Figure 6.. Roles of TGF-β in cancer
During the early stages of carcinogenesis, TGF-β exerts tumor suppressive effects by inhibiting tumorigenic inflammation (1 in the graphic) or triggering EMT-coupled apoptosis in pre-malignant progenitors harboring RAS mutations (2). To escape TGF-β dependent apoptosis (3), RAS-mutant cells must acquire TGF-β pathway inactivating mutations or alterations that decouple TGF-β-dependent EMT from apoptosis. This enables carcinoma progression and turns TGF-β into a tumor promoting agonist as the disease progresses. The tumor promoting effects of TGF-β include: (4) generation of an immune evasive TME by excluding or suppressing cytotoxic T cells and NK cells and turning macrophages into TAMs and neutrophils into TANs; (5) activation of CAF fibrogenic and paracrine activities, which favor cancer cell growth, invasion, immune evasion, and angiogenesis; (6) induction of cancer cell EMTs which increase tumor invasion, entry into, and exit from the circulation for tumor dissemination; (7) induction of immune evasive dormancy in disseminated metastatic progenitors; (8) downregulation of mediators of immune clearance in dormant cancer cells; (9, 10) repeated generation of an immune evasive TME, activation of CAFs, and induction of fibrogenic EMT in dormant metastatic progenitors that resume proliferative and survive elimination by the immune system; (11) promotion of metastatic outgrowth by stimulating organ-specific cancer cell-stroma interactions. The cancer cell-intrinsic tumorigenic effects of TGF-β (effects 6, 7, 8, 10 and, partly, 11) are available to carcinoma cells that retain an active TGF-β pathway (though decoupled from apoptosis). The TME effects of TGF-β (effects 4, 5, 9 and, partly, 11) are available to carcinoma cells regardless of how the tumor suppressive effects of TGF-β are cancelled.
Figure 7.
Figure 7.. Approaches to therapeutically targeting TGF-β.
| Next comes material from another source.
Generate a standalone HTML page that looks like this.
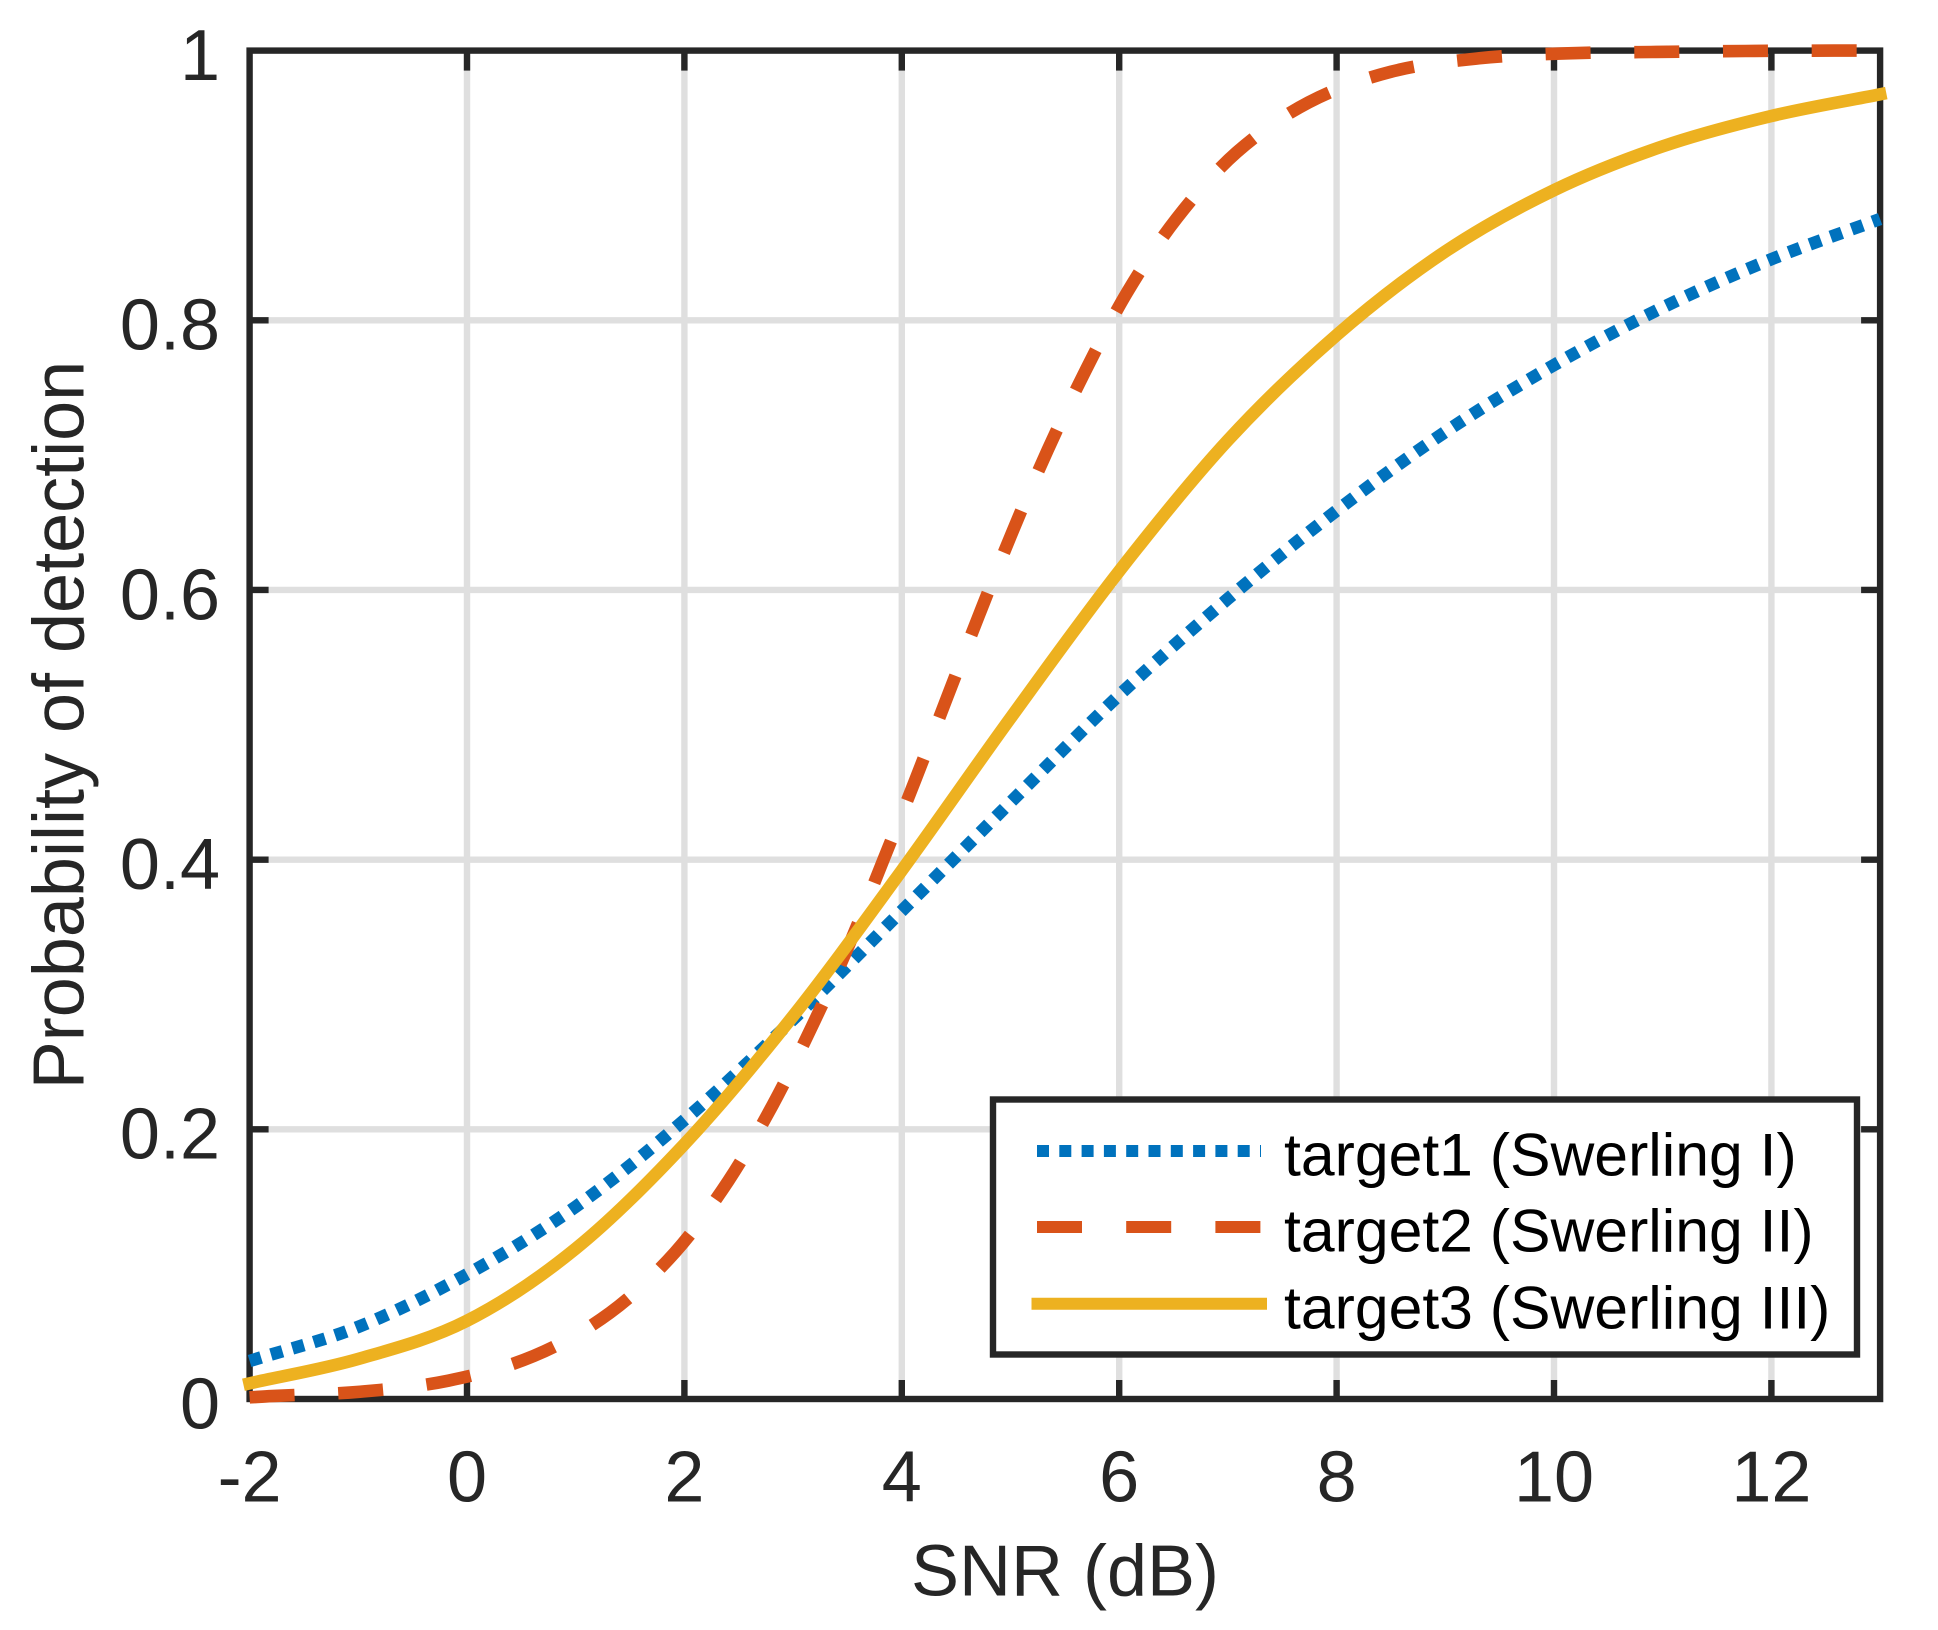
<!DOCTYPE html>
<html lang="en">
<head>
<meta charset="utf-8">
<title>Probability of detection vs SNR</title>
<style>
html,body{margin:0;padding:0;background:#fff;width:1938px;height:1630px;overflow:hidden}
svg{display:block;font-family:"Liberation Sans",Arial,sans-serif}
</style>
</head>
<body>
<svg id="chart" xmlns="http://www.w3.org/2000/svg" width="1938" height="1630" viewBox="0 0 1938 1630">
  <rect x="0" y="0" width="1938" height="1630" fill="#ffffff"/>
  <g id="grid"></g>
  <g id="axes"></g>
  <g id="series"></g>
  <text x="1065" y="1595.5" font-size="72" text-anchor="middle" fill="#262626">SNR (dB)</text>
  <text transform="translate(83.4 725) rotate(-90)" font-size="72" text-anchor="middle" fill="#262626">Probability of detection</text>
  <g>
    <rect x="993" y="1099.5" width="864" height="255" fill="#ffffff" stroke="#262626" stroke-width="6.4"/>
    <g>
      <line x1="1037" y1="1151" x2="1261" y2="1151" stroke="#0072BD" stroke-width="12" stroke-dasharray="12 10.3"/>
      <text x="1284" y="1175.7" font-size="60.7" fill="#000000">target1 (Swerling I)</text>
    </g>
    <g>
      <line x1="1037" y1="1227" x2="1261" y2="1227" stroke="#D95319" stroke-width="12" stroke-dasharray="45 44.2"/>
      <text x="1284" y="1251.6" font-size="60.7" fill="#000000">target2 (Swerling II)</text>
    </g>
    <g>
      <line x1="1031.5" y1="1303.7" x2="1267" y2="1303.7" stroke="#EDB120" stroke-width="12"/>
      <text x="1284" y="1328.5" font-size="60.7" fill="#000000">target3 (Swerling III)</text>
    </g>
  </g>
</svg>
<script>
const xTickValues = [-2, 0, 2, 4, 6, 8, 10, 12];
const xTickLabels = ['-2', '0', '2', '4', '6', '8', '10', '12'];
const yTickValues = [0, 0.2, 0.4, 0.6, 0.8, 1];
const yTickLabels = ['0', '0.2', '0.4', '0.6', '0.8', '1'];

const target1Snr = [-2, -1, 0, 1, 2, 3, 4, 5, 6, 7, 8, 9, 10, 11, 12, 13];
const target1Prob = [0.0282, 0.0535, 0.0925, 0.1426, 0.2069, 0.2815, 0.362, 0.4425, 0.522, 0.5935, 0.6588, 0.7172, 0.7668, 0.8095, 0.8453, 0.8751];

const target2Snr = [-2, -1.797, -0.984, -0.172, 0.614, 1.316, 1.914, 2.404, 2.812, 3.18, 3.514, 3.824, 4.124, 4.419, 4.713, 5.018, 5.342, 5.692, 6.075, 6.529, 7.081, 7.743, 8.5, 9.313, 10.13, 10.94, 11.76, 12.58, 13];
const target2Prob = [0.0012, 0.0022, 0.0054, 0.0136, 0.0319, 0.064, 0.1088, 0.1617, 0.218, 0.2774, 0.3367, 0.3985, 0.4591, 0.5208, 0.5819, 0.6432, 0.7038, 0.763, 0.821, 0.8756, 0.9246, 0.9616, 0.9843, 0.9943, 0.998, 0.999, 0.9997, 1, 1];

const target3Snr = [-2, -1, 0, 1, 2, 3, 4, 5, 6, 7, 8, 9, 10, 11, 12, 13];
const target3Prob = [0.0116, 0.0297, 0.058, 0.1115, 0.189, 0.284, 0.392, 0.505, 0.614, 0.711, 0.789, 0.851, 0.8965, 0.929, 0.9515, 0.9676];

const SVG_NS = 'http://www.w3.org/2000/svg';
const X_MIN = -2, X_MAX = 13, Y_MIN = 0, Y_MAX = 1;
const LEFT = 249.6, RIGHT = 1880.1, BOTTOM = 1399, TOP = 50.6;
const TICK = 19;
const AXIS_COLOR = '#262626';
const AXIS_WIDTH = 6.4;
const GRID_WIDTH = 6.4;

function xScale(v) { return LEFT + (v - X_MIN) / (X_MAX - X_MIN) * (RIGHT - LEFT); }
function yScale(v) { return BOTTOM - (v - Y_MIN) / (Y_MAX - Y_MIN) * (BOTTOM - TOP); }

function makeLine(parent, x1, y1, x2, y2, color, width) {
  const el = document.createElementNS(SVG_NS, 'line');
  el.setAttribute('x1', x1);
  el.setAttribute('y1', y1);
  el.setAttribute('x2', x2);
  el.setAttribute('y2', y2);
  el.setAttribute('stroke', color);
  el.setAttribute('stroke-width', width);
  parent.appendChild(el);
  return el;
}

function makeLabel(parent, x, y, str, anchor) {
  const el = document.createElementNS(SVG_NS, 'text');
  el.setAttribute('x', x);
  el.setAttribute('y', y);
  el.setAttribute('font-size', 72);
  el.setAttribute('fill', AXIS_COLOR);
  el.setAttribute('text-anchor', anchor);
  el.textContent = str;
  parent.appendChild(el);
  return el;
}

function curvePath(xs, ys) {
  const px = xs.map(xScale);
  const py = ys.map(yScale);
  const n = px.length;
  const slopes = px.map(function (_, i) {
    const a = Math.max(i - 1, 0);
    const b = Math.min(i + 1, n - 1);
    return (py[b] - py[a]) / (px[b] - px[a]);
  });
  let d = 'M' + px[0].toFixed(2) + ' ' + py[0].toFixed(2);
  for (let i = 0; i < n - 1; i++) {
    const h = (px[i + 1] - px[i]) / 3;
    d += ' C' + (px[i] + h).toFixed(2) + ' ' + (py[i] + slopes[i] * h).toFixed(2) +
      ' ' + (px[i + 1] - h).toFixed(2) + ' ' + (py[i + 1] - slopes[i + 1] * h).toFixed(2) +
      ' ' + px[i + 1].toFixed(2) + ' ' + py[i + 1].toFixed(2);
  }
  return d;
}

const gridGroup = document.getElementById('grid');
const axesGroup = document.getElementById('axes');
const seriesGroup = document.getElementById('series');

xTickValues.forEach(function (v) {
  if (v === X_MIN || v === X_MAX) return;
  const gl = makeLine(gridGroup, xScale(v), TOP, xScale(v), BOTTOM, '#dfdfdf', GRID_WIDTH);
  
  
});
yTickValues.forEach(function (v) {
  if (v === Y_MIN || v === Y_MAX) return;
  const gl = makeLine(gridGroup, LEFT, yScale(v), RIGHT, yScale(v), '#dfdfdf', GRID_WIDTH);
  
  
});

xTickValues.forEach(function (v, i) {
  const x = xScale(v);
  if (v !== X_MIN && v !== X_MAX) {
    const tb = makeLine(axesGroup, x, BOTTOM, x, BOTTOM - TICK, AXIS_COLOR, AXIS_WIDTH);
    
    
    const tt = makeLine(axesGroup, x, TOP, x, TOP + TICK + 1, AXIS_COLOR, AXIS_WIDTH);
    
    
  }
  const lab = makeLabel(axesGroup, x, 1501.5, xTickLabels[i], 'middle');
  
  
});

yTickValues.forEach(function (v, i) {
  const y = yScale(v);
  if (v !== Y_MIN && v !== Y_MAX) {
    const tl = makeLine(axesGroup, LEFT, y, LEFT + TICK, y, AXIS_COLOR, AXIS_WIDTH);
    
    
    const tr = makeLine(axesGroup, RIGHT, y, RIGHT - TICK, y, AXIS_COLOR, AXIS_WIDTH);
    
    
  }
  const lab = makeLabel(axesGroup, 220, y + 29.3, yTickLabels[i], 'end');
  
  
});

const frame = document.createElementNS(SVG_NS, 'rect');


frame.setAttribute('x', LEFT);
frame.setAttribute('y', TOP);
frame.setAttribute('width', RIGHT - LEFT);
frame.setAttribute('height', BOTTOM - TOP);
frame.setAttribute('fill', 'none');
frame.setAttribute('stroke', AXIS_COLOR);
frame.setAttribute('stroke-width', AXIS_WIDTH);
axesGroup.appendChild(frame);

const line1 = document.createElementNS(SVG_NS, 'path');


line1.setAttribute('d', curvePath(target1Snr, target1Prob));
line1.setAttribute('fill', 'none');
line1.setAttribute('stroke', '#0072BD');
line1.setAttribute('stroke-width', 12.6);
line1.setAttribute('stroke-dasharray', '12 10.3');
seriesGroup.appendChild(line1);

const line2 = document.createElementNS(SVG_NS, 'path');


line2.setAttribute('d', curvePath(target2Snr, target2Prob));
line2.setAttribute('fill', 'none');
line2.setAttribute('stroke', '#D95319');
line2.setAttribute('stroke-width', 12.6);
line2.setAttribute('stroke-dasharray', '45 43.7');
seriesGroup.appendChild(line2);

const line3 = document.createElementNS(SVG_NS, 'path');


line3.setAttribute('d', curvePath(target3Snr, target3Prob));
line3.setAttribute('fill', 'none');
line3.setAttribute('stroke', '#EDB120');
line3.setAttribute('stroke-width', 12.6);
line3.setAttribute('stroke-linecap', 'square');
seriesGroup.appendChild(line3);
</script>
</body>
</html>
The image summarizes the main points of the TGF-β production, activation, and signaling being targeted by various agents currently under development to treat cancer, fibrosis, and other diseases. TGF-β inhibitory agents include antisense oligonucleotides targeting TGF-β expression, antibodies targeting latent TGF-β, TGF-β-activating integrins, active TGF-β or TGF-β receptors, and small-molecule compounds targeting TGF-β-activating integrins and TGF-β receptors. TGF-β receptor ectodomains fused to immune checkpoint antibodies are engineered to increase the efficacy of immunotherapeutic agents by trapping TGF-β near target cells. For the same purpose, dominant-negative TGF-β receptor constructs are overexpressed in engineered various types of anti-cancer T cells (CAR T cells, autologous CTLs).